- **Set task**
Do not copy the pictures. Write out the lines from the start of the entries through the line containing "import plotly.graph_objects as go".

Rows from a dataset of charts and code
╭──
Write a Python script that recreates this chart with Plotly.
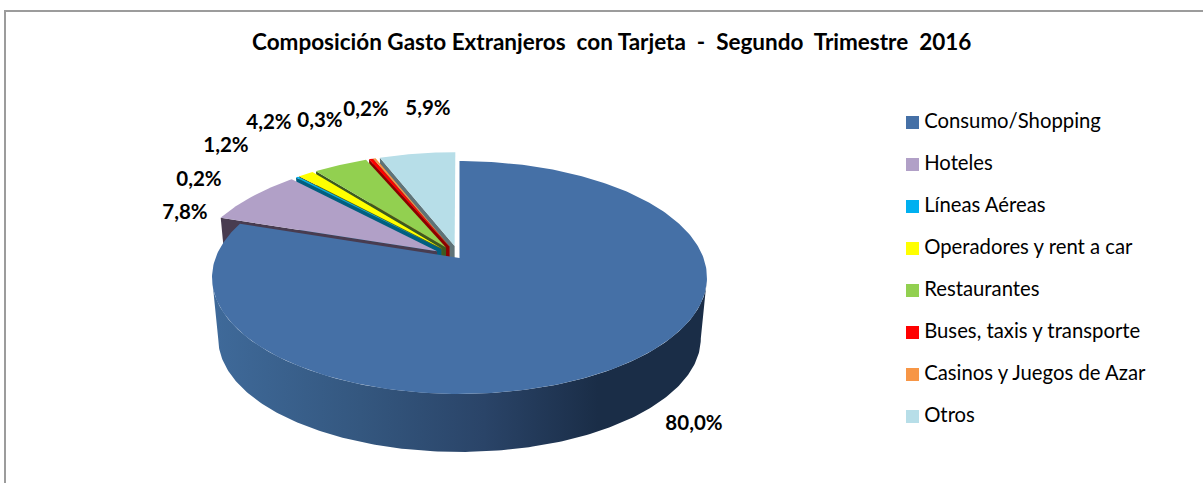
import numpy as np
import plotly.graph_objects as go

title = "Composición Gasto Extranjeros  con Tarjeta  -  Segundo  Trimestre  2016"
categories = ["Consumo/Shopping", "Hoteles", "Líneas Aéreas", "Operadores y rent a car",
              "Restaurantes", "Buses, taxis y transporte", "Casinos y Juegos de Azar", "Otros"]
values = [80.0, 7.8, 0.2, 1.2, 4.2, 0.3, 0.2, 5.9]
colors = ["#4570A6", "#B1A0C7", "#00B0F0", "#FFFF00", "#92D050", "#FF0000", "#F79646", "#B7DEE8"]
wall_colors = ["#2A4468", "#483C50", "#005F80", "#5A5A10", "#3C5A20", "#8B0000", "#8A5030", "#5F7378"]
label_xy = [(694, 425), (185, 214), (199, 181), (226, 147), (269, 124), (320, 122), (366, 111), (428, 110)]

FONT = "Lato, Carlito, sans-serif"
CX, CY, R, S, K = 459.5, 258.0, 244.0, 113.2, 0.1674
DEPTH, SHRINK, EXPLODE = 61.4, 0.975, 0.11


def project(u, v, bottom=False):
    w = 1 + K * v
    s = SHRINK if bottom else 1.0
    return CX + s * R * u / w, CY - s * S * v / w + (DEPTH if bottom else 0.0)


def fill(xs, ys, color, **kw):
    return go.Scatter(x=list(xs), y=list(ys), mode="lines", fill="toself", fillcolor=color,
                      line=dict(width=0), hoverinfo="skip", showlegend=False, **kw)


total = sum(values)
edges = np.concatenate([[0.0], np.cumsum(values)]) / total * 2 * np.pi
traces = []

# Back slices first (painter's order), the big front slice last.
for i in range(len(values) - 1, 0, -1):
    a, b = edges[i], edges[i + 1]
    mid = (a + b) / 2
    ou, ov = EXPLODE * np.sin(mid), EXPLODE * np.cos(mid)
    tx0, ty0 = project(ou, ov)
    tx1, ty1 = project(ou + np.sin(a), ov + np.cos(a))
    bx0, by0 = project(ou, ov, True)
    bx1, by1 = project(ou + np.sin(a), ov + np.cos(a), True)
    traces.append(fill([tx0, tx1, bx1, bx0, tx0], [ty0, ty1, by1, by0, ty0], wall_colors[i]))
    th = np.linspace(a, b, 40)
    px, py = project(ou + np.sin(th), ov + np.cos(th))
    traces.append(fill([tx0, *px, tx0], [ty0, *py, ty0], colors[i], name=categories[i]))

# Big slice: rim with a horizontal gradient, then the top face.
t_r = np.pi - np.arccos(K)
t_l = 2 * np.pi - t_r
th = np.linspace(t_r, t_l, 200)
xt, yt = project(np.sin(th), np.cos(th))
xb, yb = project(np.sin(th), np.cos(th), True)
traces.append(go.Scatter(
    x=[*xt, *xb[::-1], xt[0]], y=[*yt, *yb[::-1], yt[0]], mode="lines", fill="toself",
    fillgradient=dict(type="horizontal",
                      colorscale=[[0, "#3F6A9A"], [0.3, "#34577F"], [0.55, "#2A4468"],
                                  [0.78, "#1A2D47"], [1, "#1A2D47"]]),
    line=dict(width=0), hoverinfo="skip", showlegend=False))
th = np.linspace(edges[0], edges[1], 300)
px, py = project(np.sin(th), np.cos(th))
traces.append(fill([CX, *px, CX], [CY, *py, CY], colors[0], name=categories[0]))

# Data labels
traces.append(go.Scatter(
    x=[p[0] for p in label_xy], y=[p[1] for p in label_xy], mode="text",
    text=[f"{v:.1f}%".replace(".", ",") for v in values],
    textposition="middle center", textfont=dict(family=FONT, size=20.5, color="#000000"),
    texttemplate="<b>%{text}</b>", hoverinfo="skip", showlegend=False))

# Legend column
LEG_X, LEG_Y, LEG_STEP = 912.5, 122.5, 42
for i, name in enumerate(categories):
    traces.append(go.Scatter(
        x=[LEG_X], y=[LEG_Y + i * LEG_STEP], mode="markers+text", text=["\u2009" + name],
        textposition="middle right", textfont=dict(family=FONT, size=20.3, color="#000000"),
        marker=dict(symbol="square", size=13, color=colors[i]),
        hoverinfo="skip", showlegend=False))

fig = go.Figure(traces)
fig.update_layout(
    width=1203, height=483, margin=dict(l=0, r=0, t=0, b=0),
    paper_bgcolor="#FFFFFF", plot_bgcolor="#FFFFFF", showlegend=False,
    xaxis=dict(range=[0, 1203], visible=False),
    yaxis=dict(range=[483, 0], visible=False),
    shapes=[dict(type="rect", xref="x", yref="y", x0=5, y0=11, x1=1300, y1=600,
                 line=dict(color="#9C9C9C", width=2), fillcolor="rgba(0,0,0,0)")],
    annotations=[dict(text=f"<b>{title}</b>", x=611, y=41.5, xref="x", yref="y", showarrow=False,
                      font=dict(family=FONT, size=22.5, color="#000000"))],
)
fig.write_html("out.html", config={"displayModeBar": False},
               post_script="document.body.style.margin='0';document.body.style.overflow='hidden';")
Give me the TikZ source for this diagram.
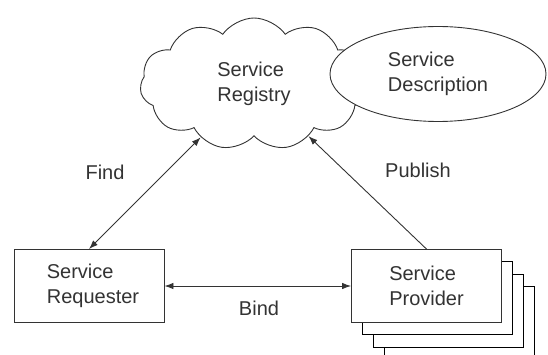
\documentclass[tikz,border=0pt]{standalone}
\usepackage{fontspec}
\setmainfont{Liberation Sans}
\usetikzlibrary{arrows,arrows.meta,backgrounds,positioning,shapes.geometric,shapes.symbols}

\begin{document}
\begin{tikzpicture}[x=1pt, y=1pt, >={Latex[length=9pt,width=6.5pt]}, color=black!80, font=\fontsize{20}{25}\selectfont]
\tikzstyle{veld} = [draw, fill=white, line width=0.9pt, align=left, minimum width=150pt, minimum height=73pt]
\tikzstyle{wolk} = [draw, fill=white, line width=0.9pt, align=left, cloud, cloud puffs=11, cloud puff arc=110, minimum width=228pt, minimum height=132pt]
\tikzstyle{ovaal} = [draw, fill=white, line width=0.9pt, align=left, ellipse, minimum width=216pt, minimum height=95pt]
\tikzstyle{pijl} = [line width=0.9pt]

\useasboundingbox (0,0) rectangle (548,354);

\node [veld] (requester) at (89,68) {\hspace*{8pt}Service\\\hspace*{8pt}Requester};
\node [veld] (provider) [right of=requester, node distance=337.5pt] {Service\\Provider};
\begin{scope}[on background layer]
\foreach \i in {3,2,1}
  \node [veld] (page\i) at ([shift={(\i*11,-\i*12.3)}]provider) {};
\end{scope}

\node [wolk] (registry) at (254,270) {Service\\Registry};
\node [ovaal] (description) at (438,280) {Service\\Description};

\draw [pijl, <->] (registry) -- (requester.north);
\draw [pijl, ->] (provider.north) -- (registry);
\draw [pijl, <->] (requester) -- (provider);

\node (find) at (105,182) {Find};
\node (publish) at (418,184) {Publish};
\node (bind) at (259,46) {Bind};

\end{tikzpicture}
\end{document}
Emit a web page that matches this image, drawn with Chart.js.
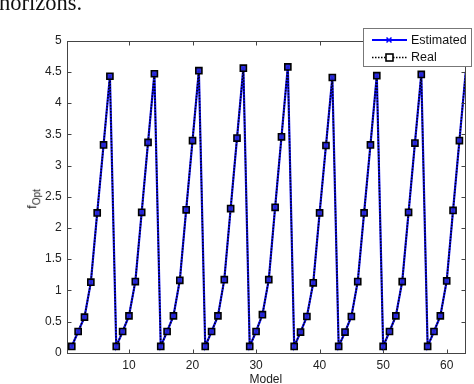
<!DOCTYPE html>
<html><head><meta charset="utf-8">
<script src="https://cdn.jsdelivr.net/npm/chart.js@4.4.0/dist/chart.umd.min.js"></script>
<style>
html,body{margin:0;padding:0;background:#fff;overflow:hidden;}
#wrap{position:relative;width:474px;height:384px;overflow:hidden;background:#fff;}
canvas{position:absolute;left:0;top:0;}
#caption{position:absolute;left:-1px;top:-8px;font:22.5px/22px "Liberation Serif","Times New Roman",serif;color:#111;white-space:nowrap;}
#ylab{position:absolute;left:33px;top:199px;transform:translate(-50%,-50%) rotate(-90deg);font:13px "Liberation Sans",Arial,sans-serif;color:#222;white-space:nowrap;}
#ylab sub{font-size:10px;}
</style></head>
<body><div id="wrap"><canvas id="c" width="474" height="384"></canvas>
<div id="caption">horizons.</div>
<div id="ylab">f<sub>Opt</sub></div></div>
<script>
// ---- data ----
const modelIdx = [1,2,3,4,5,6,7,8,9,10,11,12,13,14,15,16,17,18,19,20,21,22,23,24,25,26,27,28,29,30,31,32,33,34,35,36,37,38,39,40,41,42,43,44,45,46,47,48,49,50,51,52,53,54,55,56,57,58,59,60,61,62,63];
const realValues = [
  0.10,0.34,0.57,1.13,2.24,3.33,4.43,
  0.10,0.34,0.59,1.14,2.25,3.37,4.47,
  0.10,0.34,0.59,1.16,2.29,3.40,4.52,
  0.10,0.34,0.59,1.17,2.31,3.44,4.56,
  0.10,0.34,0.61,1.17,2.33,3.46,4.58,
  0.10,0.33,0.58,1.12,2.24,3.32,4.41,
  0.10,0.33,0.58,1.14,2.24,3.33,4.44,
  0.10,0.34,0.59,1.14,2.25,3.36,4.46,
  0.10,0.34,0.59,1.15,2.28,3.40,4.50];
const estimatedValues = [
  0.10,0.34,0.57,1.13,2.24,3.33,4.43,
  0.10,0.34,0.59,1.14,2.25,3.37,4.47,
  0.10,0.34,0.59,1.16,2.29,3.40,4.52,
  0.10,0.34,0.59,1.17,2.31,3.44,4.56,
  0.10,0.34,0.61,1.17,2.33,3.46,4.58,
  0.10,0.33,0.58,1.12,2.24,3.32,4.41,
  0.10,0.33,0.58,1.14,2.24,3.33,4.44,
  0.10,0.34,0.59,1.14,2.25,3.36,4.46,
  0.10,0.34,0.59,1.15,2.28,3.40,4.50];
const seriesNames = ['Estimated','Real'];
const xTicks = [10,20,30,40,50,60];
const yTicks = [0,0.5,1,1.5,2,2.5,3,3.5,4,4.5,5];
const xTitle = 'Model';
const xMin = 0.2, xMax = 62.88;

const FONT = 'Liberation Sans, Arial, sans-serif';
const toPts = (xs, ys) => xs.map((x,i)=>({x:x, y:ys[i]}));
const inRange = c => c.raw && c.raw.x <= xMax;

const frame = {
  id:'frame',
  afterDraw(chart){
    const {ctx, chartArea:a, scales:{x,y}} = chart;
    ctx.save();
    const L=Math.round(a.left)+0.5, R=Math.round(a.right)+0.5, T=Math.round(a.top)+0.5, B=Math.round(a.bottom)+0.5;
    ctx.strokeStyle='#444'; ctx.lineWidth=1;
    ctx.strokeRect(L,T,R-L,B-T);
    ctx.beginPath();
    yTicks.forEach(v=>{const p=Math.round(y.getPixelForValue(v))+0.5; ctx.moveTo(L,p);ctx.lineTo(L+4,p);ctx.moveTo(R,p);ctx.lineTo(R-4,p);});
    xTicks.forEach(v=>{const p=Math.round(x.getPixelForValue(v))+0.5; ctx.moveTo(p,B);ctx.lineTo(p,B-4);ctx.moveTo(p,T);ctx.lineTo(p,T+4);});
    ctx.stroke();
    // legend
    const lx=363.5, ly=28.5, lw=108, lh=38;
    ctx.fillStyle='#fff'; ctx.fillRect(lx,ly,lw,lh);
    ctx.strokeStyle='#777'; ctx.strokeRect(lx,ly,lw,lh);
    const ds = chart.data.datasets;
    const rows=[40,57.5];
    ctx.strokeStyle='#0000ff'; ctx.lineWidth=2; ctx.setLineDash([]);
    ctx.beginPath(); ctx.moveTo(372,rows[0]); ctx.lineTo(407,rows[0]); ctx.stroke();
    ctx.lineWidth=1.5; ctx.beginPath();
    ctx.moveTo(386.5,rows[0]-2.5);ctx.lineTo(391.5,rows[0]+2.5);ctx.moveTo(391.5,rows[0]-2.5);ctx.lineTo(386.5,rows[0]+2.5);ctx.stroke();
    ctx.strokeStyle='#000'; ctx.lineWidth=1.5; ctx.setLineDash([1.5,1.5]);
    ctx.beginPath(); ctx.moveTo(372,rows[1]); ctx.lineTo(407,rows[1]); ctx.stroke();
    ctx.setLineDash([]); ctx.fillStyle='#fff';
    ctx.fillRect(386,rows[1]-3.5,7,7); ctx.lineWidth=1.6; ctx.strokeRect(386,rows[1]-3.5,7,7);
    ctx.fillStyle='#111'; ctx.font='12.5px '+FONT; ctx.textBaseline='middle'; ctx.textAlign='left';
    ctx.fillText(ds[1].label,411,rows[0]+0.5);
    ctx.fillText(ds[0].label,411,rows[1]+0.5);
    ctx.restore();
  }
};

new Chart(document.getElementById('c'), {
  type:'line',
  data:{datasets:[
    {label:seriesNames[1], data:toPts(modelIdx,realValues), order:1,
     borderColor:'#000', borderWidth:1.5, borderDash:[1.5,1.5], fill:false, tension:0,
     pointStyle:'rect', pointRadius:c=>inRange(c)?4.3:0, pointBorderWidth:1.6, pointBorderColor:'#000',
     pointBackgroundColor:'rgba(40,40,220,0.9)', clip:0},
    {label:seriesNames[0], data:toPts(modelIdx,estimatedValues), order:2,
     borderColor:'#1010ee', borderWidth:2.2, fill:false, tension:0,
     pointStyle:'crossRot', pointRadius:c=>inRange(c)?3:0, pointBorderWidth:1.2, pointBorderColor:'#0000ff', clip:0}
  ]},
  options:{
    responsive:false, animation:false, devicePixelRatio:1,
    layout:{padding:{left:0,top:40.7,right:9,bottom:0}},
    plugins:{legend:{display:false}, tooltip:{enabled:false}},
    scales:{
      x:{type:'linear', min:xMin, max:xMax,
         afterFit:s=>{s.height=31.3;},
         afterBuildTicks:s=>{s.ticks=xTicks.map(v=>({value:v}));},
         grid:{display:false, drawTicks:false}, border:{display:false},
         ticks:{padding:6, color:'#222', font:{family:FONT,size:12}, maxRotation:0, autoSkip:false, callback:v=>String(v)},
         title:{display:true, text:xTitle, color:'#222', font:{family:FONT,size:12,lineHeight:0.8}, padding:0}},
      y:{type:'linear', min:0, max:5,
         afterFit:s=>{s.width=66.7;},
         afterBuildTicks:s=>{s.ticks=yTicks.map(v=>({value:v}));},
         grid:{display:false, drawTicks:false}, border:{display:false},
         ticks:{padding:5, color:'#222', font:{family:FONT,size:12}, autoSkip:false, callback:v=>String(v)}}
    }
  },
  plugins:[frame]
});
</script>
</body></html>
╰──
- **Response to this exercise**
Write a Python script that recreates this chart with Plotly.
import numpy as np
import plotly.graph_objects as go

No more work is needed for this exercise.